▶

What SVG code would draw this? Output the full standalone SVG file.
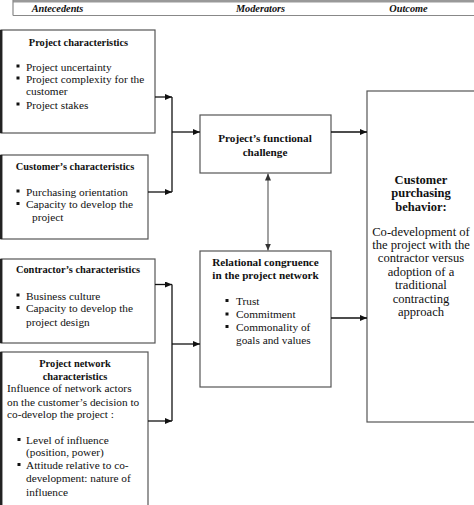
<svg xmlns="http://www.w3.org/2000/svg" width="474" height="505" viewBox="0 0 474 505">
<defs>
<marker id="ah" markerWidth="7" markerHeight="6" refX="7" refY="3" orient="auto-start-reverse" markerUnits="userSpaceOnUse"><path d="M0,0 L7,3 L0,6 z" fill="#111"/></marker>
<marker id="ahg" markerWidth="7" markerHeight="6" refX="7" refY="3" orient="auto-start-reverse" markerUnits="userSpaceOnUse"><path d="M0,0 L7,3 L0,6 z" fill="#333"/></marker>
<style>
text{font-family:"Liberation Serif","Times New Roman",serif;fill:#111}
.hd{font-size:10.3px;font-weight:bold;font-style:italic;text-anchor:middle}
.tl{font-size:10.4px;font-weight:bold;text-anchor:middle}
.tm{font-size:11.2px;font-weight:bold;text-anchor:middle}
.tr{font-size:12.5px;font-weight:bold;text-anchor:middle}
.b{font-size:11.3px}
.br{font-size:12.6px;text-anchor:middle}
.box{fill:#fff;stroke:#555;stroke-width:1.2}
.edge{stroke:#222;stroke-width:2.5}
.bl{fill:#111}
.c{fill:none;stroke:#111;stroke-width:1.3}
.cg{fill:none;stroke:#555;stroke-width:1.1}
</style>
</defs>
<rect width="474" height="505" fill="#fff"/>
<g id="header">
<rect x="13" y="0" width="461" height="2.5" fill="#999"/>
<line x1="13" y1="0" x2="13" y2="15.5" stroke="#888" stroke-width="1.2"/>
<line x1="13" y1="15.5" x2="474" y2="15.5" stroke="#888" stroke-width="1.2"/>
<text class="hd" x="57.5" y="12">Antecedents</text>
<text class="hd" x="260.5" y="12">Moderators</text>
<text class="hd" x="408.5" y="12">Outcome</text>
</g>
<g id="project-characteristics">
<rect class="box" x="1" y="30" width="154" height="103"/>
<line class="edge" x1="1.2" y1="30" x2="1.2" y2="133"/>
<text class="tl" x="78.5" y="45.5">Project characteristics</text>
<rect class="bl" x="16.5" y="64.5" width="3" height="3"/>
<text class="b" x="26" y="70.5">Project uncertainty</text>
<rect class="bl" x="16.5" y="76.5" width="3" height="3"/>
<text class="b" x="26" y="82.5">Project complexity for the</text>
<text class="b" x="26" y="94.5">customer</text>
<rect class="bl" x="16.5" y="102.5" width="3" height="3"/>
<text class="b" x="26" y="108.5">Project stakes</text>
</g>
<g id="customer-characteristics">
<rect class="box" x="1" y="155" width="147" height="84"/>
<line class="edge" x1="1.2" y1="155" x2="1.2" y2="239"/>
<text class="tl" x="75" y="170">Customer’s characteristics</text>
<rect class="bl" x="16.5" y="189.5" width="3" height="3"/>
<text class="b" x="26" y="195.5">Purchasing orientation</text>
<rect class="bl" x="16.5" y="202" width="3" height="3"/>
<text class="b" x="26" y="208">Capacity to develop the</text>
<text class="b" x="32" y="221">project</text>
</g>
<g id="contractor-characteristics">
<rect class="box" x="1" y="259" width="154" height="84"/>
<line class="edge" x1="1.2" y1="259" x2="1.2" y2="343"/>
<text class="tl" x="78" y="273">Contractor’s characteristics</text>
<rect class="bl" x="16.5" y="293.5" width="3" height="3"/>
<text class="b" x="26" y="299.5">Business culture</text>
<rect class="bl" x="16.5" y="306" width="3" height="3"/>
<text class="b" x="26" y="312">Capacity to develop the</text>
<text class="b" x="26" y="325.5">project design</text>
</g>
<g id="project-network-characteristics">
<rect class="box" x="1" y="352" width="147" height="156"/>
<line class="edge" x1="1.2" y1="352" x2="1.2" y2="505"/>
<text class="tl" x="75" y="367">Project network</text>
<text class="tl" x="75" y="379.5">characteristics</text>
<text class="b" x="7" y="392">Influence of network actors</text>
<text class="b" x="7" y="405.5">on the customer’s decision to</text>
<text class="b" x="7" y="418">co-develop the project :</text>
<rect class="bl" x="17.5" y="438" width="3" height="3"/>
<text class="b" x="26" y="444">Level of influence</text>
<text class="b" x="26" y="455.5">(position, power)</text>
<rect class="bl" x="17.5" y="463" width="3" height="3"/>
<text class="b" x="26" y="469">Attitude relative to co-</text>
<text class="b" x="26" y="482">development: nature of</text>
<text class="b" x="26" y="495.5">influence</text>
</g>
<g id="functional-challenge">
<rect class="box" x="200" y="115" width="131" height="58"/>
<text class="tm" x="265" y="142">Project’s functional</text>
<text class="tm" x="265" y="155.5">challenge</text>
</g>
<g id="relational-congruence">
<rect class="box" x="200" y="251" width="131" height="136"/>
<text class="tm" x="265.5" y="265.5">Relational congruence</text>
<text class="tm" x="265.5" y="279">in the project network</text>
<rect class="bl" x="225.5" y="299" width="3" height="3"/>
<text class="b" x="236" y="304.5">Trust</text>
<rect class="bl" x="225.5" y="312.5" width="3" height="3"/>
<text class="b" x="236" y="318">Commitment</text>
<rect class="bl" x="225.5" y="325" width="3" height="3"/>
<text class="b" x="236" y="330.5">Commonality of</text>
<text class="b" x="236" y="344">goals and values</text>
</g>
<g id="customer-purchasing-behavior">
<rect class="box" x="367" y="91" width="110" height="331"/>
<text class="tr" x="421" y="184">Customer</text>
<text class="tr" x="421" y="197.4">purchasing</text>
<text class="tr" x="421" y="210.8">behavior:</text>
<text class="br" x="421" y="235.5">Co-development of</text>
<text class="br" x="421" y="248.9">the project with the</text>
<text class="br" x="421" y="262.3">contractor versus</text>
<text class="br" x="421" y="275.7">adoption of a</text>
<text class="br" x="421" y="289.1">traditional</text>
<text class="br" x="421" y="302.5">contracting</text>
<text class="br" x="421" y="315.9">approach</text>
</g>
<g id="connectors">
<line class="c" x1="155" y1="97" x2="172" y2="97" marker-end="url(#ah)"/>
<line class="c" x1="148" y1="192" x2="172" y2="192" marker-end="url(#ah)"/>
<line class="c" x1="172" y1="97" x2="172" y2="192"/>
<line class="c" x1="172" y1="132" x2="200" y2="132" marker-end="url(#ah)"/>
<line class="c" x1="155" y1="284.5" x2="172" y2="284.5" marker-end="url(#ah)"/>
<line class="c" x1="148" y1="421" x2="172" y2="421" marker-end="url(#ah)"/>
<line class="c" x1="172" y1="284.5" x2="172" y2="421"/>
<line class="c" x1="172" y1="344" x2="200" y2="344" marker-end="url(#ah)"/>
<line class="c" x1="331" y1="132" x2="367" y2="132" marker-end="url(#ah)"/>
<line class="c" x1="331" y1="318" x2="367" y2="318" marker-end="url(#ah)"/>
<line class="cg" x1="268" y1="173.5" x2="268" y2="250.5" marker-start="url(#ahg)" marker-end="url(#ahg)"/>
</g>
</svg>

◀

> _To be done_
Leave the images out, please, and restate each line word for word.

> _Response_
What SVG code would draw this? Output the full standalone SVG file.
<svg xmlns="http://www.w3.org/2000/svg" width="474" height="505" viewBox="0 0 474 505">
<defs>
<marker id="ah" markerWidth="7" markerHeight="6" refX="7" refY="3" orient="auto-start-reverse" markerUnits="userSpaceOnUse"><path d="M0,0 L7,3 L0,6 z" fill="#111"/></marker>
<marker id="ahg" markerWidth="7" markerHeight="6" refX="7" refY="3" orient="auto-start-reverse" markerUnits="userSpaceOnUse"><path d="M0,0 L7,3 L0,6 z" fill="#333"/></marker>
<style>
text{font-family:"Liberation Serif","Times New Roman",serif;fill:#111}
.hd{font-size:10.3px;font-weight:bold;font-style:italic;text-anchor:middle}
.tl{font-size:10.4px;font-weight:bold;text-anchor:middle}
.tm{font-size:11.2px;font-weight:bold;text-anchor:middle}
.tr{font-size:12.5px;font-weight:bold;text-anchor:middle}
.b{font-size:11.3px}
.br{font-size:12.6px;text-anchor:middle}
.box{fill:#fff;stroke:#555;stroke-width:1.2}
.edge{stroke:#222;stroke-width:2.5}
.bl{fill:#111}
.c{fill:none;stroke:#111;stroke-width:1.3}
.cg{fill:none;stroke:#555;stroke-width:1.1}
</style>
</defs>
<rect width="474" height="505" fill="#fff"/>
<g id="header">
<rect x="13" y="0" width="461" height="2.5" fill="#999"/>
<line x1="13" y1="0" x2="13" y2="15.5" stroke="#888" stroke-width="1.2"/>
<line x1="13" y1="15.5" x2="474" y2="15.5" stroke="#888" stroke-width="1.2"/>
<text class="hd" x="57.5" y="12">Antecedents</text>
<text class="hd" x="260.5" y="12">Moderators</text>
<text class="hd" x="408.5" y="12">Outcome</text>
</g>
<g id="project-characteristics">
<rect class="box" x="1" y="30" width="154" height="103"/>
<line class="edge" x1="1.2" y1="30" x2="1.2" y2="133"/>
<text class="tl" x="78.5" y="45.5">Project characteristics</text>
<rect class="bl" x="16.5" y="64.5" width="3" height="3"/>
<text class="b" x="26" y="70.5">Project uncertainty</text>
<rect class="bl" x="16.5" y="76.5" width="3" height="3"/>
<text class="b" x="26" y="82.5">Project complexity for the</text>
<text class="b" x="26" y="94.5">customer</text>
<rect class="bl" x="16.5" y="102.5" width="3" height="3"/>
<text class="b" x="26" y="108.5">Project stakes</text>
</g>
<g id="customer-characteristics">
<rect class="box" x="1" y="155" width="147" height="84"/>
<line class="edge" x1="1.2" y1="155" x2="1.2" y2="239"/>
<text class="tl" x="75" y="170">Customer’s characteristics</text>
<rect class="bl" x="16.5" y="189.5" width="3" height="3"/>
<text class="b" x="26" y="195.5">Purchasing orientation</text>
<rect class="bl" x="16.5" y="202" width="3" height="3"/>
<text class="b" x="26" y="208">Capacity to develop the</text>
<text class="b" x="32" y="221">project</text>
</g>
<g id="contractor-characteristics">
<rect class="box" x="1" y="259" width="154" height="84"/>
<line class="edge" x1="1.2" y1="259" x2="1.2" y2="343"/>
<text class="tl" x="78" y="273">Contractor’s characteristics</text>
<rect class="bl" x="16.5" y="293.5" width="3" height="3"/>
<text class="b" x="26" y="299.5">Business culture</text>
<rect class="bl" x="16.5" y="306" width="3" height="3"/>
<text class="b" x="26" y="312">Capacity to develop the</text>
<text class="b" x="26" y="325.5">project design</text>
</g>
<g id="project-network-characteristics">
<rect class="box" x="1" y="352" width="147" height="156"/>
<line class="edge" x1="1.2" y1="352" x2="1.2" y2="505"/>
<text class="tl" x="75" y="367">Project network</text>
<text class="tl" x="75" y="379.5">characteristics</text>
<text class="b" x="7" y="392">Influence of network actors</text>
<text class="b" x="7" y="405.5">on the customer’s decision to</text>
<text class="b" x="7" y="418">co-develop the project :</text>
<rect class="bl" x="17.5" y="438" width="3" height="3"/>
<text class="b" x="26" y="444">Level of influence</text>
<text class="b" x="26" y="455.5">(position, power)</text>
<rect class="bl" x="17.5" y="463" width="3" height="3"/>
<text class="b" x="26" y="469">Attitude relative to co-</text>
<text class="b" x="26" y="482">development: nature of</text>
<text class="b" x="26" y="495.5">influence</text>
</g>
<g id="functional-challenge">
<rect class="box" x="200" y="115" width="131" height="58"/>
<text class="tm" x="265" y="142">Project’s functional</text>
<text class="tm" x="265" y="155.5">challenge</text>
</g>
<g id="relational-congruence">
<rect class="box" x="200" y="251" width="131" height="136"/>
<text class="tm" x="265.5" y="265.5">Relational congruence</text>
<text class="tm" x="265.5" y="279">in the project network</text>
<rect class="bl" x="225.5" y="299" width="3" height="3"/>
<text class="b" x="236" y="304.5">Trust</text>
<rect class="bl" x="225.5" y="312.5" width="3" height="3"/>
<text class="b" x="236" y="318">Commitment</text>
<rect class="bl" x="225.5" y="325" width="3" height="3"/>
<text class="b" x="236" y="330.5">Commonality of</text>
<text class="b" x="236" y="344">goals and values</text>
</g>
<g id="customer-purchasing-behavior">
<rect class="box" x="367" y="91" width="110" height="331"/>
<text class="tr" x="421" y="184">Customer</text>
<text class="tr" x="421" y="197.4">purchasing</text>
<text class="tr" x="421" y="210.8">behavior:</text>
<text class="br" x="421" y="235.5">Co-development of</text>
<text class="br" x="421" y="248.9">the project with the</text>
<text class="br" x="421" y="262.3">contractor versus</text>
<text class="br" x="421" y="275.7">adoption of a</text>
<text class="br" x="421" y="289.1">traditional</text>
<text class="br" x="421" y="302.5">contracting</text>
<text class="br" x="421" y="315.9">approach</text>
</g>
<g id="connectors">
<line class="c" x1="155" y1="97" x2="172" y2="97" marker-end="url(#ah)"/>
<line class="c" x1="148" y1="192" x2="172" y2="192" marker-end="url(#ah)"/>
<line class="c" x1="172" y1="97" x2="172" y2="192"/>
<line class="c" x1="172" y1="132" x2="200" y2="132" marker-end="url(#ah)"/>
<line class="c" x1="155" y1="284.5" x2="172" y2="284.5" marker-end="url(#ah)"/>
<line class="c" x1="148" y1="421" x2="172" y2="421" marker-end="url(#ah)"/>
<line class="c" x1="172" y1="284.5" x2="172" y2="421"/>
<line class="c" x1="172" y1="344" x2="200" y2="344" marker-end="url(#ah)"/>
<line class="c" x1="331" y1="132" x2="367" y2="132" marker-end="url(#ah)"/>
<line class="c" x1="331" y1="318" x2="367" y2="318" marker-end="url(#ah)"/>
<line class="cg" x1="268" y1="173.5" x2="268" y2="250.5" marker-start="url(#ahg)" marker-end="url(#ahg)"/>
</g>
</svg>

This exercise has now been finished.